Now, when I look back, I realize that I actually was fine-tuning my own
version of flower picking! I say this now because I have understood that the
way I photograph is, like the little girl who plucked the flowers, based on
a sensual, intuitive feeling, an impulse. I seldom think my pictures, but I
always feel them. I love to just to wandering around in the world, the world
as I see it, a magical place filled with the most wonderful stories and
adventures. “I see what I am, I am what I see”. It´s as if a premonition
wakens me, alerts me to a situation, I feel something, something is about to
present itself to my curious camera. It´s almost uncanny how I feel things
falling into place and there I am, about to pick another flower.
Very few of my images have been planned, directed or arranged. Its more like
I arrange my self, waiting for that moment when it all comes together.

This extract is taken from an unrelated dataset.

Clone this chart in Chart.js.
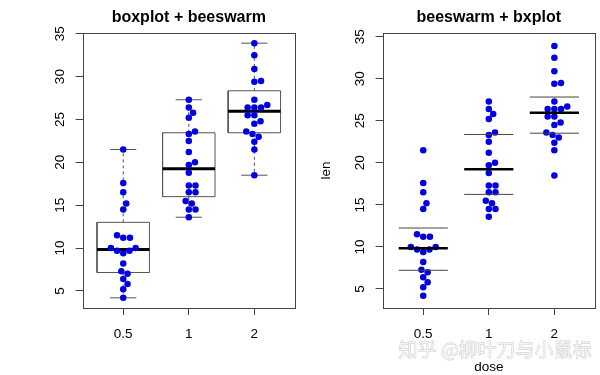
<!DOCTYPE html>
<html>
<head>
<meta charset="utf-8">
<script src="https://cdn.jsdelivr.net/npm/chart.js@4.4.1/dist/chart.umd.min.js"></script>
<style>
  html, body { margin: 0; padding: 0; background: #fff; }
  #wrap { display: flex; width: 600px; height: 375px; }
  canvas { display: block; }
</style>
</head>
<body>
<div id="wrap">
  <canvas id="left" width="300" height="375"></canvas>
  <canvas id="right" width="300" height="375"></canvas>
</div>
<script>
// ToothGrowth len, by dose
var doseLabels = ['0.5', '1', '2'];
var len05 = [4.2, 11.5, 7.3, 5.8, 6.4, 10, 11.2, 11.2, 5.2, 7, 15.2, 21.5, 17.6, 9.7, 14.5, 10, 8.2, 9.4, 16.5, 9.7];
var len1 = [16.5, 16.5, 15.2, 17.3, 22.5, 17.3, 13.6, 14.5, 18.8, 15.5, 19.7, 23.3, 23.6, 26.4, 20, 25.2, 25.8, 21.2, 14.5, 27.3];
var len2 = [23.6, 18.5, 33.9, 25.5, 26.4, 32.5, 26.7, 21.5, 23.3, 29.5, 25.5, 26.4, 22.4, 24.5, 24.8, 30.9, 26.4, 27.3, 29.4, 23];
var yTicks = [5, 10, 15, 20, 25, 30, 35];
var groups = [len05, len1, len2];

Chart.defaults.font.family = '"Liberation Sans", Arial, Helvetica, sans-serif';
Chart.defaults.color = '#000';

var lineCol = '#444';
var dotCol = '#0000e0';
var swarmSize = 6.7;  // px between point centres

function sorted(a) { return a.slice().sort(function (p, q) { return p - q; }); }

function fivenum(a) {
    var s = sorted(a), n = s.length;
    var n4 = Math.floor((n + 3) / 2) / 2;
    return [1, n4, (n + 1) / 2, n + 1 - n4, n].map(function (d) {
        return 0.5 * (s[Math.floor(d) - 1] + s[Math.ceil(d) - 1]);
    });
}

function quantile(a, p) {
    var s = sorted(a), h = (s.length - 1) * p, lo = Math.floor(h);
    var hi = Math.min(lo + 1, s.length - 1);
    return s[lo] + (h - lo) * (s[hi] - s[lo]);
}

function boxStats(a) {
    var f = fivenum(a), iqr = f[3] - f[1];
    var inside = a.filter(function (v) { return v >= f[1] - 1.5 * iqr && v <= f[3] + 1.5 * iqr; });
    return { lo: Math.min.apply(null, inside), q1: f[1], med: f[2], q3: f[3], hi: Math.max.apply(null, inside) };
}

// beeswarm "swarm" placement, ascending priority, in pixel units
function swarmOffsets(vals, pxPerUnit) {
    var order = vals.map(function (v, i) { return i; }).sort(function (a, b) { return vals[a] - vals[b]; });
    var placed = [], out = [];
    order.forEach(function (i) {
        var y = vals[i] * pxPerUnit / swarmSize;
        var near = placed.filter(function (p) { return Math.abs(p.y - y) < 1; });
        var best = 0;
        if (near.length) {
            var cand = [0];
            near.forEach(function (p) { cand.push(p.x + Math.sqrt(1 - (y - p.y) * (y - p.y))); });
            near.forEach(function (p) { cand.push(p.x - Math.sqrt(1 - (y - p.y) * (y - p.y))); });
            var bestAbs = Infinity;
            cand.forEach(function (c) {
                var bad = near.some(function (p) { return (c - p.x) * (c - p.x) + (y - p.y) * (y - p.y) < 0.999; });
                if (!bad && Math.abs(c) < bestAbs) { bestAbs = Math.abs(c); best = c; }
            });
        }
        placed.push({ y: y, x: best });
        out[i] = best * swarmSize;
    });
    return out;
}

function seg(list, x0, x1, y0, y1) {
    list.push({ x: x0, y: y0 }, { x: x1, y: y1 }, { x: x1, y: null });
}

function lineDs(data, width, color, dash, order) {
    return {
        type: 'scatter', data: data, showLine: true, borderColor: color, borderWidth: width,
        borderDash: dash || [], pointRadius: 0, pointHoverRadius: 0, pointHitRadius: 0,
        spanGaps: false, order: order, borderCapStyle: 'butt'
    };
}

function pointsDs(order) {
    var data = [];
    groups.forEach(function (g, gi) {
        g.forEach(function (v) { data.push({ x: gi + 1, y: v }); });
    });
    return {
        type: 'scatter', data: data, backgroundColor: dotCol, borderWidth: 0,
        pointRadius: 3.25, pointHoverRadius: 3.25, order: order
    };
}

var framePlugin = {
    id: 'frame',
    beforeDatasetsDraw: function (chart) {
        var a = chart.chartArea, ctx = chart.ctx;
        ctx.save();
        ctx.strokeStyle = lineCol;
        ctx.lineWidth = 1;
        ctx.strokeRect(Math.round(a.left) + 0.5, Math.round(a.top) + 0.5,
            Math.round(a.right - a.left), Math.round(a.bottom - a.top));
        ctx.restore();
    }
};

function makeOptions(title, yMin, yMax, axisTitles) {
    return {
        responsive: false,
        animation: false,
        events: [],
        layout: { padding: { left: 0, right: 5, top: 0, bottom: 0 } },
        plugins: {
            legend: { display: false },
            tooltip: { enabled: false },
            title: {
                display: true, text: title, color: '#000', fullSize: false,
                font: { size: 16, weight: 'bold', lineHeight: 1.2 },
                padding: { top: 8, bottom: 5.8 }
            }
        },
        scales: {
            x: {
                type: 'linear', min: 0.38, max: 3.62,
                afterBuildTicks: function (s) { s.ticks = [1, 2, 3].map(function (v) { return { value: v }; }); },
                afterFit: function (s) { s.height = 67; },
                ticks: {
                    padding: 11, font: { size: 13.5 }, color: '#000', autoSkip: false,
                    callback: function (v) { return doseLabels[v - 1]; }
                },
                grid: { drawOnChartArea: false, drawTicks: true, tickLength: 7, tickColor: lineCol },
                border: { display: false },
                title: { display: axisTitles, text: 'dose', font: { size: 13.5 }, padding: { top: 0, bottom: 0 } }
            },
            y: {
                type: 'linear', min: yMin, max: yMax,
                afterBuildTicks: function (s) { s.ticks = yTicks.map(function (v) { return { value: v }; }); },
                afterFit: function (s) { s.width = 82.6; },
                ticks: {
                    padding: 8, font: { size: 13.5 }, color: '#000', minRotation: 90, maxRotation: 90,
                    crossAlign: 'center', autoSkip: false
                },
                grid: { drawOnChartArea: false, drawTicks: true, tickLength: 7, tickColor: lineCol },
                border: { display: false },
                title: { display: axisTitles, text: 'len', font: { size: 13.5 }, padding: { top: 18.6, bottom: 0 } }
            }
        }
    };
}

function applySwarm(chart, dsIndex) {
    var xs = chart.scales.x, ys = chart.scales.y;
    var xPx = xs.getPixelForValue(2) - xs.getPixelForValue(1);
    var yPx = ys.getPixelForValue(0) - ys.getPixelForValue(1);
    var data = [];
    groups.forEach(function (g, gi) {
        var off = swarmOffsets(g, yPx);
        g.forEach(function (v, i) { data.push({ x: gi + 1 + off[i] / xPx, y: v }); });
    });
    chart.data.datasets[dsIndex].data = data;
    chart.update('none');
}

// left: boxplot, then beeswarm on top
var boxLines = [], whiskers = [], staples = [], medians = [];
groups.forEach(function (g, gi) {
    var b = boxStats(g), x = gi + 1;
    boxLines.push({ x: x - 0.4, y: b.q1 }, { x: x + 0.4, y: b.q1 }, { x: x + 0.4, y: b.q3 },
        { x: x - 0.4, y: b.q3 }, { x: x - 0.4, y: b.q1 }, { x: x, y: null });
    seg(whiskers, x, x, b.q3, b.hi);
    seg(whiskers, x, x, b.q1, b.lo);
    seg(staples, x - 0.2, x + 0.2, b.hi, b.hi);
    seg(staples, x - 0.2, x + 0.2, b.lo, b.lo);
    seg(medians, x - 0.4, x + 0.4, b.med, b.med);
});

var leftChart = new Chart(document.getElementById('left'), {
    type: 'scatter',
    data: {
        datasets: [
            lineDs(whiskers, 1, '#555', [3, 3], 5),
            lineDs(staples, 1, '#555', null, 4),
            lineDs(boxLines, 1, '#555', null, 3),
            lineDs(medians, 3, '#000', null, 2),
            pointsDs(1)
        ]
    },
    options: makeOptions('boxplot + beeswarm', 3.012, 35.088, false),
    plugins: [framePlugin]
});
applySwarm(leftChart, 4);

// right: beeswarm, then bxplot lines on top
var quartLines = [], medLines = [];
groups.forEach(function (g, gi) {
    var x = gi + 1;
    seg(quartLines, x - 0.375, x + 0.375, quantile(g, 0.25), quantile(g, 0.25));
    seg(quartLines, x - 0.375, x + 0.375, quantile(g, 0.75), quantile(g, 0.75));
    seg(medLines, x - 0.375, x + 0.375, quantile(g, 0.5), quantile(g, 0.5));
});

var watermark = {
    id: 'watermark',
    afterDraw: function (chart) {
        var ctx = chart.ctx;
        ctx.save();
        ctx.font = '19px "Noto Sans CJK SC", sans-serif';
        ctx.textAlign = 'center';
        ctx.textBaseline = 'middle';
        ctx.lineWidth = 0.8;
        ctx.strokeStyle = '#c8c8c8';
        ctx.strokeText('知乎 @柳叶刀与小鼠标', 195, 350);
        ctx.fillStyle = '#f3f3f3';
        ctx.fillText('知乎 @柳叶刀与小鼠标', 195, 350);
        ctx.restore();
    }
};

var rightChart = new Chart(document.getElementById('right'), {
    type: 'scatter',
    data: {
        datasets: [
            pointsDs(3),
            lineDs(quartLines, 1, lineCol, null, 2),
            lineDs(medLines, 2.5, '#000', null, 1)
        ]
    },
    options: makeOptions('beeswarm + bxplot', 2.74, 35.44, true),
    plugins: [framePlugin, watermark]
});
applySwarm(rightChart, 0);
</script>
</body>
</html>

Of
course I don´t always get a picture immediately; it does happen of course,
but more often then not I have to work my way into the core of the situation.
Sometimes I only take three or four frames, other times I could fire off a
couple of rolls – yeah – rolls of film before I was happy. I can show you a
couple of examples from my new book, Precious Times.
Here on page we see a picture that I took in New York in 2002. I was walking
through Times Square when I came across a group of people standing outside a
theater. They were lined up to buy tickets, when my intuition, my instinct,
got fired up and I put the camera to my eye and without loosing a step or
pausing in any way, I took one frame and walked away. Yet I knew I had
picked an especially interesting flower, one I call “The next big thing is
here”.
So,
here is another picture, this one from Pietrasanta in
Italy, taken in 2003, which I call “Walking in Color”. I was sitting in the
window of my hotel room watching and photographing a very interesting “set”
on the street below. The shadow was very dark and the sun very bright, the
colored stripe of paint on the wall was half in the sun and half in the
shadow. It felt this situation developing into something special, so I set
there for quite some time – at least to be me - probably 15 minutes or so,
or, to put it in another way, time to use up two rolls of film.
What I was
waiting for was one of those funny little Italian moped car-pickups to pass,
but instead this young man walked pass, just towards the end of the second
roll of film. The result was well worth the wait.